I would compare it to having a recipe vs a list of ingredients. Both are useful but I can't just cook if you just give me a list of ingredients without instructions.
And then you have NestJS that does neither so you just get a random piece of information but missing 75% of instructions and no good API doc.
Nicely done approach to de-complexifying a fairly complex schema.
Wish I could think of an example off the top of my head though, but nothing is springing to mind.
Was doing stuff with (the official) SQLite extensions a few weeks ago, and the docs didn't really cover some of the things I was after at the time. Not the end of the world, just a bit frustrating.
Am I missing something?
Asking for assistance and giving feedback just gets completely ignored now, whereas when we first created our account the support staff were very keen + helpful.

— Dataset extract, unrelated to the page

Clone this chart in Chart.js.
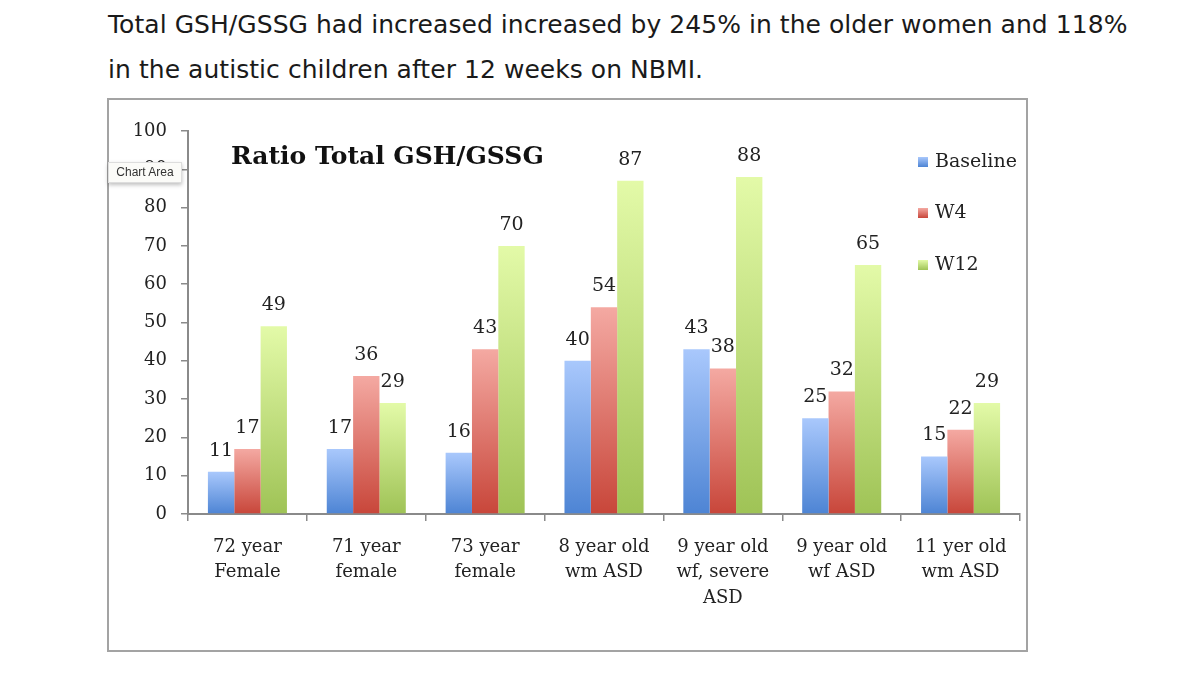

Not sure what's changed, but it's not good now. :(
Don't get me wrong, Cloudflare does a nice job. So many vendors today don't have a documentation forward perspective. I recently worked at a startup that had basically no documentation and found that the product was poorly designed and did not work as they advertised it. At this point in my career one of the first things I'm looking for when considering a product or organization is good documentation. Skipping that validation has almost always bitten me. A lack thereof seems to indicate taking a shortcut and broader issues that may be lurking.